=== STORED RECORDS ===
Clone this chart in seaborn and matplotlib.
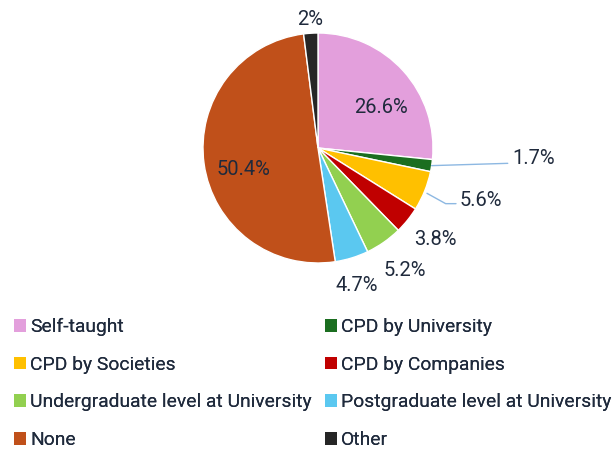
import matplotlib
matplotlib.use("Agg")
import matplotlib.pyplot as plt
from matplotlib.patches import Patch
import numpy as np
import seaborn as sns

categories = ["Self-taught", "CPD by University", "CPD by Societies", "CPD by Companies",
              "Undergraduate level at University", "Postgraduate level at University",
              "None", "Other"]
values = [26.6, 1.7, 5.6, 3.8, 5.2, 4.7, 50.4, 2.0]
value_labels = ["26.6%", "1.7%", "5.6%", "3.8%", "5.2%", "4.7%", "50.4%", "2%"]
colors_hex = ["#E39FDC", "#1B6E20", "#FFC000", "#C00000", "#92D050", "#5BC8F0", "#C0501A", "#262626"]

sns.set_theme(style="white")
plt.rcParams['font.family'] = ['Roboto', 'DejaVu Sans']
palette = sns.color_palette(colors_hex)
txt_color = "#1F2A3C"
fs_lab = 14.5
fs_leg = 13.9

W, H = 616, 450
fig = plt.figure(figsize=(W / 100, H / 100), dpi=100)
cx, cy, r = 318, 148, 115
ax = fig.add_axes([(cx - r) / W, (H - cy - r) / H, 2 * r / W, 2 * r / H])

wedges, _ = ax.pie(values, colors=palette, startangle=90, counterclock=False,
                   wedgeprops=dict(edgecolor="white", linewidth=1.0), radius=1)
ax.set_xlim(-1, 1)
ax.set_ylim(-1, 1)
ax.set_aspect("equal")
ax.axis("off")

# label placement (distance from centre in radius units, extra x/y nudge) per slice
label_dist = [0.64, None, None, 1.30, 1.30, 1.25, 0.62, 1.15]
nudge = [(0.07, -0.08), None, None, (0.01, 0.02), (0.01, 0.0), (-0.03, 0.0), (-0.03, -0.10), (0.0, -0.03)]
for i, w in enumerate(wedges):
    ang = np.deg2rad((w.theta1 + w.theta2) / 2)
    ux, uy = np.cos(ang), np.sin(ang)
    if label_dist[i] is not None:
        d = label_dist[i]
        nx, ny = nudge[i]
        ax.text(d * ux + nx, d * uy + ny, value_labels[i], ha="center", va="center",
                fontsize=fs_lab, color=txt_color, clip_on=False)

# leader-line labels
lc = "#8DB8E2"
# 1.7%
w = wedges[1]
ang = np.deg2rad((w.theta1 + w.theta2) / 2)
x0, y0 = np.cos(ang), np.sin(ang)
ax.plot([x0, 1.65], [y0, y0 + 0.02], color=lc, lw=1.0, clip_on=False)
ax.text(1.69, y0 + 0.06, value_labels[1], ha="left", va="center", fontsize=fs_lab,
        color=txt_color, clip_on=False)
# 5.6%
w = wedges[2]
ang = np.deg2rad((w.theta1 + w.theta2) / 2)
x0, y0 = np.cos(ang), np.sin(ang)
ax.plot([x0 + 0.02, 1.11, 1.20], [y0 - 0.02, y0 - 0.11, y0 - 0.11], color=lc, lw=1.0, clip_on=False)
ax.text(1.23, y0 - 0.085, value_labels[2], ha="left", va="center", fontsize=fs_lab,
        color=txt_color, clip_on=False)

# legend: two columns, reading order row by row
handles = [Patch(facecolor=c, edgecolor="none") for c in palette]
col_items = [[0, 2, 4, 6], [1, 3, 5, 7]]
col_x = [14, 325]
for items, x in zip(col_items, col_x):
    leg = fig.legend([handles[i] for i in items], [categories[i] for i in items],
                     ncol=1, loc="upper left", bbox_to_anchor=(x / W, 1 - 318 / H),
                     frameon=False, fontsize=fs_leg, handlelength=0.63, handleheight=0.63,
                     handletextpad=0.2, labelspacing=1.02,
                     labelcolor=txt_color, borderaxespad=0, borderpad=0)
    fig.add_artist(leg)

fig.savefig("out.png", dpi=100, facecolor="white")
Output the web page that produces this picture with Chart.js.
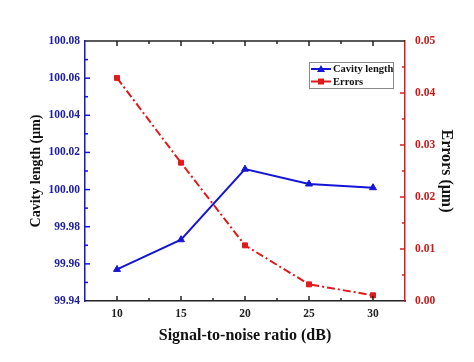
<!DOCTYPE html>
<html>
<head>
<meta charset="utf-8">
<script src="https://cdn.jsdelivr.net/npm/chart.js@4/dist/chart.umd.min.js"></script>
<style>
  html, body { margin: 0; padding: 0; background: #fff; }
  #wrap { width: 474px; height: 362px; }
</style>
</head>
<body>
<div id="wrap"><canvas id="c" width="474" height="362"></canvas></div>
<script>
const snr = [10, 15, 20, 25, 30];
const cavityLength = [99.957, 99.973, 100.011, 100.003, 100.001];
const errors = [0.0429, 0.0266, 0.0107, 0.0032, 0.0011];
const xTicks = [10, 15, 20, 25, 30];

const BLUE = '#1515d6';
const RED = '#e01a1a';
const serif = '"Liberation Serif", "Times New Roman", serif';

// inward major/minor ticks, plus the top frame line
const innerTicks = {
  id: 'innerTicks',
  afterDraw(chart) {
    const ctx = chart.ctx;
    const a = chart.chartArea;
    const x = chart.scales.x, yl = chart.scales.y, yr = chart.scales.y2;
    ctx.save();
    ctx.lineWidth = 1.5;
    // top frame
    ctx.strokeStyle = '#222';
    ctx.beginPath();
    ctx.moveTo(a.left, a.top); ctx.lineTo(a.right, a.top);
    ctx.stroke();
    // x ticks top and bottom
    for (let v = 7.5; v <= 32.5; v += 2.5) {
      const px = x.getPixelForValue(v);
      if (px <= a.left + 1 || px >= a.right - 1) continue;
      const len = (v % 5 === 0) ? 5 : 3;
      ctx.beginPath();
      ctx.moveTo(px, a.bottom); ctx.lineTo(px, a.bottom - len);
      ctx.moveTo(px, a.top); ctx.lineTo(px, a.top + len);
      ctx.stroke();
    }
    // left ticks
    ctx.strokeStyle = BLUE;
    for (let i = 0; i <= 14; i++) {
      const v = 99.94 + i * 0.01;
      const py = yl.getPixelForValue(v);
      if (py <= a.top + 1 || py >= a.bottom - 1) continue;
      const len = (i % 2 === 0) ? 5 : 3;
      ctx.beginPath();
      ctx.moveTo(a.left, py); ctx.lineTo(a.left + len, py);
      ctx.stroke();
    }
    // right ticks
    ctx.strokeStyle = RED;
    for (let i = 0; i <= 10; i++) {
      const v = i * 0.005;
      const py = yr.getPixelForValue(v);
      if (py <= a.top + 1 || py >= a.bottom - 1) continue;
      const len = (i % 2 === 0) ? 5 : 3;
      ctx.beginPath();
      ctx.moveTo(a.right, py); ctx.lineTo(a.right - len, py);
      ctx.stroke();
    }
    ctx.restore();
  }
};

new Chart(document.getElementById('c'), {
  type: 'line',
  data: {
    labels: snr,
    datasets: [{
      label: 'Cavity length',
      data: snr.map((s, i) => ({ x: s, y: cavityLength[i] })),
      yAxisID: 'y',
      borderColor: BLUE,
      backgroundColor: BLUE,
      borderWidth: 2,
      pointStyle: 'triangle',
      pointRadius: 4,
      pointBorderWidth: 1,
      tension: 0
    }, {
      label: 'Errors',
      data: snr.map((s, i) => ({ x: s, y: errors[i] })),
      yAxisID: 'y2',
      borderColor: RED,
      backgroundColor: RED,
      borderWidth: 2,
      borderDash: [8, 3, 2, 3],
      pointStyle: 'rect',
      pointRadius: 3.5,
      pointBorderWidth: 1,
      tension: 0
    }]
  },
  options: {
    responsive: false,
    animation: false,
    layout: { padding: { top: 41, right: 0, left: 0, bottom: 0 } },
    plugins: {
      legend: { display: false },
      tooltip: { enabled: false }
    },
    scales: {
      x: {
        type: 'linear',
        min: 7.5,
        max: 32.5,
        afterFit(s) { s.height = 61; },
        afterBuildTicks(s) { s.ticks = xTicks.map(v => ({ value: v })); },
        border: { display: true, color: '#222', width: 1.5 },
        grid: { display: false, drawTicks: false },
        ticks: {
          color: '#222',
          padding: 6,
          font: { family: serif, size: 11.5, weight: 'bold' }
        },
        title: {
          display: true,
          text: 'Signal-to-noise ratio (dB)',
          color: '#111',
          padding: { top: 0, bottom: 17 },
          font: { family: serif, size: 16, weight: 'bold' }
        }
      },
      y: {
        position: 'left',
        min: 99.94,
        max: 100.08,
        afterFit(s) { s.width = 85; },
        border: { display: true, color: BLUE, width: 1.5 },
        grid: { display: false, drawTicks: false },
        ticks: {
          stepSize: 0.02,
          color: '#2020a0',
          padding: 5,
          font: { family: serif, size: 11.5, weight: 'bold' },
          callback: v => v.toFixed(2)
        },
        title: {
          display: true,
          text: 'Cavity length (μm)',
          color: '#111',
          padding: { top: 28, bottom: 0 },
          font: { family: serif, size: 14, weight: 'bold' }
        }
      },
      y2: {
        position: 'right',
        min: 0,
        max: 0.05,
        afterFit(s) { s.width = 69; },
        border: { display: true, color: RED, width: 1.5 },
        grid: { display: false, drawTicks: false },
        ticks: {
          stepSize: 0.01,
          color: '#c81818',
          padding: 10,
          font: { family: serif, size: 11.5, weight: 'bold' },
          callback: v => v.toFixed(2)
        },
        title: {
          display: true,
          text: 'Errors (μm)',
          color: '#111',
          padding: { top: 18, bottom: 0 },
          font: { family: serif, size: 16, weight: 'bold' }
        }
      }
    }
  },
  plugins: [innerTicks, {
    // legend box drawn in the plot corner, reading from the datasets
    id: 'boxLegend',
    afterDraw(chart) {
      const ctx = chart.ctx;
      const bx = 309, by = 62, bw = 84, bh = 26;
      ctx.save();
      ctx.fillStyle = '#fff';
      ctx.fillRect(bx, by, bw, bh);
      ctx.strokeStyle = '#888';
      ctx.lineWidth = 1;
      ctx.strokeRect(bx + 0.5, by + 0.5, bw, bh);
      ctx.font = 'bold 10.5px ' + serif;
      ctx.textBaseline = 'middle';
      chart.data.datasets.forEach((ds, i) => {
        const yy = by + 7 + i * 12.5;
        ctx.strokeStyle = ds.borderColor;
        ctx.lineWidth = 2;
        ctx.beginPath();
        ctx.moveTo(bx + 2, yy); ctx.lineTo(bx + 22, yy);
        ctx.stroke();
        ctx.fillStyle = ds.backgroundColor;
        if (ds.pointStyle === 'triangle') {
          ctx.beginPath();
          ctx.moveTo(bx + 12, yy - 4); ctx.lineTo(bx + 16, yy + 3); ctx.lineTo(bx + 8, yy + 3);
          ctx.closePath(); ctx.fill();
        } else {
          ctx.fillRect(bx + 9, yy - 3, 6, 6);
        }
        ctx.fillStyle = '#111';
        ctx.fillText(ds.label, bx + 24, yy + 0.5);
      });
      ctx.restore();
    }
  }]
});
</script>
</body>
</html>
===
* WHAT IS EXPECTED *
Could you repeat exactly the lines from the first one of the records above through the line containing "import seaborn as sns", leaving out any pictures?

* SOLUTION TO THIS PROBLEM *
Clone this chart in seaborn and matplotlib.
import matplotlib
matplotlib.use("Agg")
import matplotlib.pyplot as plt
from matplotlib.patches import Patch
import numpy as np
import seaborn as sns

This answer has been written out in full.